Strategic Certifications
- GRS (Global Recycled Standard): Required for any recycled content claim. Verify chain-of-custody docs back to polymer supplier.
- OEKO-TEX® STANDARD 100 Class I: Non-negotiable for children’s sizes (up to EU size 36). Covers saliva resistance and formaldehyde.
- Bluesign®: Preferred for Tier-1 partners — validates chemical management across dye houses, tanneries, and foam suppliers.
Remember: A certificate stamped “ISO 9001” means nothing for footwear.

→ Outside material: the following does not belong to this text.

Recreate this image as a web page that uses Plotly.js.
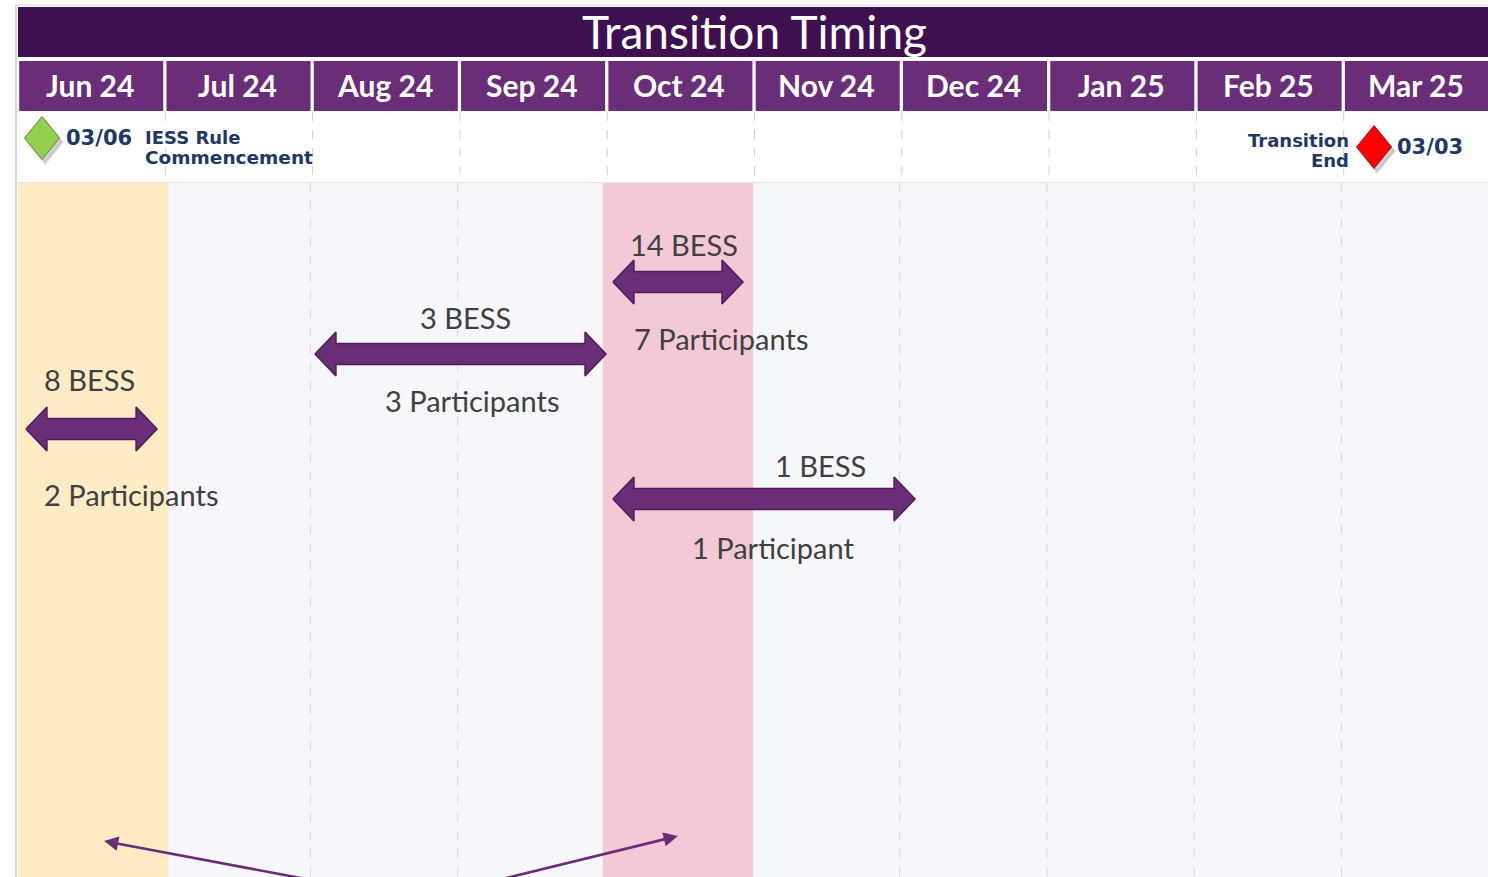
<!DOCTYPE html>
<html>
<head>
<meta charset="utf-8">
<script src="https://cdn.plot.ly/plotly-3.0.1.min.js"></script>
<style>html,body{margin:0;padding:0;background:#fff;}#chart{width:1488px;height:877px;}</style>
</head>
<body>
<div id="chart"></div>
<script>
// ---- data ----
const chartTitle = 'Transition Timing';
const months = ['Jun 24','Jul 24','Aug 24','Sep 24','Oct 24','Nov 24','Dec 24','Jan 25','Feb 25','Mar 25'];
const highlightMonths = [0, 4];
const arrowStart = [0.054, 2.016, 4.039, 4.039];
const arrowEnd   = [0.944, 3.992, 4.922, 6.09];
const arrowLane  = [429, 354, 282, 499];
const bessLabels = ['8 BESS', '3 BESS', '14 BESS', '1 BESS'];
const participantLabels = ['2 Participants', '3 Participants', '7 Participants', '1 Participant'];
const milestoneDates = ['03/06', '03/03'];
const milestoneX = [0.163, 9.206];
const milestoneLine1 = ['IESS Rule', 'Transition'];
const milestoneLine2 = ['Commencement', 'End'];

// ---- layout helpers ----
const PX = 147.3;               // pixels per month column
const X0 = -18 / PX, X1 = 1470 / PX;
const purple = '#6a2d77', darkPurple = '#3e1050', navy = '#1f3864', grey = '#404040';
const bodyFont = 'Lato, "Open Sans", sans-serif';
const msFont = '"DejaVu Sans", Verdana, sans-serif';

const shapes = [];
const annotations = [];
const traces = [];

// border lines
shapes.push({type:'line', xref:'x', yref:'y', x0:-2/PX, x1:-2/PX, y0:5, y1:877, line:{color:'#d6d6d6', width:2}, layer:'below'});
shapes.push({type:'line', xref:'x', yref:'y', x0:-2/PX, x1:X1, y0:5, y1:5, line:{color:'#d6d6d6', width:1}, layer:'below'});
// body background
shapes.push({type:'rect', xref:'x', yref:'y', x0:0, x1:X1+0.1, y0:183, y1:880, fillcolor:'#f6f7fb', line:{width:0}, layer:'below'});
shapes.push({type:'line', xref:'x', yref:'y', x0:0, x1:X1, y0:182.5, y1:182.5, line:{color:'#e6e6ea', width:1}, layer:'below'});
// highlighted months
const hlColors = ['#ffecc7', '#f4c9d6'];
const hlOffset = [[0, 0.02], [-0.03, -0.01]];
highlightMonths.forEach((m, k) => {
  shapes.push({type:'rect', xref:'x', yref:'y', x0:m + hlOffset[k][0], x1:m+1+hlOffset[k][1], y0:183, y1:880, fillcolor:hlColors[k], line:{width:0}, layer:'below'});
});
// dashed column separators
for (let i = 1; i < months.length; i++) {
  shapes.push({type:'line', xref:'x', yref:'y', x0:i, x1:i, y0:112, y1:182, line:{color:'#cfcfcf', width:1, dash:'dash'}, layer:'below'});
  if (!highlightMonths.includes(i) && !highlightMonths.includes(i-1)) {
    shapes.push({type:'line', xref:'x', yref:'y', x0:i-0.015, x1:i-0.015, y0:183, y1:877, line:{color:'#dcdcdc', width:1.2, dash:'dash'}, layer:'below'});
  }
}
// title bar
shapes.push({type:'rect', xref:'x', yref:'y', x0:0, x1:X1+0.1, y0:7, y1:57, fillcolor:darkPurple, line:{width:0}, layer:'below'});
annotations.push({xref:'x', yref:'y', x:(754-18)/PX, y:31, text:chartTitle, showarrow:false, font:{family:bodyFont, size:46, color:'#ffffff'}, xanchor:'center', yanchor:'middle'});
// month headers
months.forEach((m, i) => {
  shapes.push({type:'rect', xref:'x', yref:'y', x0:i+0.008, x1:i+1-0.014, y0:61, y1:111, fillcolor:purple, line:{width:0}, layer:'below'});
  annotations.push({xref:'x', yref:'y', x:i+0.49, y:85, text:'<b>'+m+'</b>', showarrow:false, font:{family:bodyFont, size:30, color:'#ffffff'}, xanchor:'center', yanchor:'middle'});
});

// block arrows
const headLen = 21 / PX, headH = 22, shaftH = 10.5;
arrowStart.forEach((s, k) => {
  const e = arrowEnd[k], yc = arrowLane[k];
  const xs = [s, s+headLen, s+headLen, e-headLen, e-headLen, e, e-headLen, e-headLen, s+headLen, s+headLen, s];
  const ys = [yc, yc-headH, yc-shaftH, yc-shaftH, yc-headH, yc, yc+headH, yc+shaftH, yc+shaftH, yc+headH, yc];
  traces.push({type:'scatter', mode:'lines', x:xs, y:ys, fill:'toself', fillcolor:purple, line:{color:'#4e1d5b', width:1.5}, hoverinfo:'skip', showlegend:false});
});
// arrow labels (placement per arrow)
const bessPos = [[0.16, 379, 'left'], [3.04, 317, 'center'], [4.52, 244, 'center'], [5.445, 465, 'center']];
const partPos = [[0.16, 494, 'left'], [3.08, 400, 'center'], [4.17, 338, 'left'], [5.125, 547, 'center']];
bessLabels.forEach((t, k) => {
  annotations.push({xref:'x', yref:'y', x:bessPos[k][0], y:bessPos[k][1], text:t, showarrow:false, xanchor:bessPos[k][2], yanchor:'middle', font:{family:bodyFont, size:29, color:grey}});
});
participantLabels.forEach((t, k) => {
  annotations.push({xref:'x', yref:'y', x:partPos[k][0], y:partPos[k][1], text:t, showarrow:false, xanchor:partPos[k][2], yanchor:'middle', font:{family:bodyFont, size:29, color:grey}});
});

// milestones
const msColors = ['#92d050', '#ff0000'];
const msLine = ['#5e8a2e', '#8a1a1a'];
const msY = [138, 147];
milestoneX.forEach((mx, k) => {
  const hw = 17.5 / PX, hh = 21.5, yc = msY[k];
  const sx = 3 / PX, sy = 4;
  traces.push({type:'scatter', mode:'lines', x:[mx+sx, mx+hw+sx, mx+sx, mx-hw+sx, mx+sx], y:[yc-hh+sy, yc+sy, yc+hh+sy, yc+sy, yc-hh+sy], fill:'toself', fillcolor:'rgba(0,0,0,0.18)', line:{color:'rgba(0,0,0,0.08)', width:3}, hoverinfo:'skip', showlegend:false});
  traces.push({type:'scatter', mode:'lines', x:[mx, mx+hw, mx, mx-hw, mx], y:[yc-hh, yc, yc+hh, yc, yc-hh], fill:'toself', fillcolor:msColors[k], line:{color:msLine[k], width:1}, hoverinfo:'skip', showlegend:false});
});
// milestone texts
annotations.push({xref:'x', yref:'y', x:milestoneX[0]+22/PX, y:138, text:'<b>'+milestoneDates[0]+'</b>', showarrow:false, xanchor:'left', yanchor:'middle', font:{family:msFont, size:21, color:navy}});
annotations.push({xref:'x', yref:'y', x:milestoneX[0]+101/PX, y:137, text:'<b>'+milestoneLine1[0]+'</b>', showarrow:false, xanchor:'left', yanchor:'middle', font:{family:msFont, size:18, color:navy}});
annotations.push({xref:'x', yref:'y', x:milestoneX[0]+101/PX, y:157, text:'<b>'+milestoneLine2[0]+'</b>', showarrow:false, xanchor:'left', yanchor:'middle', font:{family:msFont, size:18.5, color:navy}});
annotations.push({xref:'x', yref:'y', x:milestoneX[1]+21/PX, y:147, text:'<b>'+milestoneDates[1]+'</b>', showarrow:false, xanchor:'left', yanchor:'middle', font:{family:msFont, size:21, color:navy}});
annotations.push({xref:'x', yref:'y', x:milestoneX[1]-23/PX, y:140, text:'<b>'+milestoneLine1[1]+'</b>', showarrow:false, xanchor:'right', yanchor:'middle', font:{family:msFont, size:18, color:navy}});
annotations.push({xref:'x', yref:'y', x:milestoneX[1]-23/PX, y:160, text:'<b>'+milestoneLine2[1]+'</b>', showarrow:false, xanchor:'right', yanchor:'middle', font:{family:msFont, size:18, color:navy}});

// pointer arrows at the bottom
const pointerTip = [[0.584, 841], [4.48, 836]];
const pointerTail = [[1.99, 880], [3.26, 880]];
pointerTip.forEach((p, k) => {
  annotations.push({xref:'x', yref:'y', axref:'x', ayref:'y', x:p[0], y:p[1], ax:pointerTail[k][0], ay:pointerTail[k][1], text:'', showarrow:true, arrowhead:2, arrowsize:1.1, arrowwidth:2.6, arrowcolor:purple, standoff:0});
});

const layout = {
  width:1488, height:877,
  margin:{l:0, r:0, t:0, b:0, pad:0},
  paper_bgcolor:'#ffffff', plot_bgcolor:'#ffffff',
  xaxis:{range:[X0, X1], showgrid:false, zeroline:false, showticklabels:false, showline:false, fixedrange:true},
  yaxis:{range:[877, 0], showgrid:false, zeroline:false, showticklabels:false, showline:false, fixedrange:true},
  shapes:shapes, annotations:annotations, showlegend:false
};
Plotly.newPlot('chart', traces, layout, {staticPlot:true, displayModeBar:false});
</script>
</body>
</html>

Demand test reports with accredited lab IDs (e.g., SGS Lab ID SH-2023-XXXXX), not generic certificates.
People Also Ask: Quick Answers for Sourcing Professionals
- What’s the typical MOQ for adidas flat sneakers OEM production?
- Standard MOQ is 15,000 pairs per style (split across 3 sizes), but Tier-1 factories accept 8,000 pairs for full-FOB orders with confirmed deposit and approved tech packs.
- Can I use my own last for adidas flat sneakers?
- Yes — but it must undergo last compatibility validation (cost: $2,800–$4,200). Key checks: toe spring angle (max 3.5°), heel lift (1.2–1.5mm), and vamp height (must match SL-102F tolerance bands).
- How long does tooling take for custom TPU outsoles?
- 11–14 weeks from CAD approval to first sample: 3 weeks for mold design (using Siemens NX), 5 weeks for steel mold machining (H13 tool steel), 2 weeks for trial runs, 1 week for dimensional QA.
- Are vegan versions possible without compromising durability?
- Absolutely. Replace leather with Piñatex® or Mylo™ (mycelium) for uppers, and use bio-based TPU (e.g., BASF Elastollan® C95A) for outsoles — both pass EN ISO 13287 and ASTM D570.
- What’s the biggest cost driver in flat sneaker production?
- Midsole foam — accounts for 28–33% of landed cost. Switching from standard EVA to high-rebound EVA (125 kg/m³, 20% regrind max) adds $0.92/pair but reduces return rates by 19%.
- Do flat sneakers need impact protection like safety footwear?
- No — unless marketed as protective footwear. But if adding composite toe caps, they must meet ISO 20345:2022 S1P (200J impact, 15kN compression) and carry CE marking.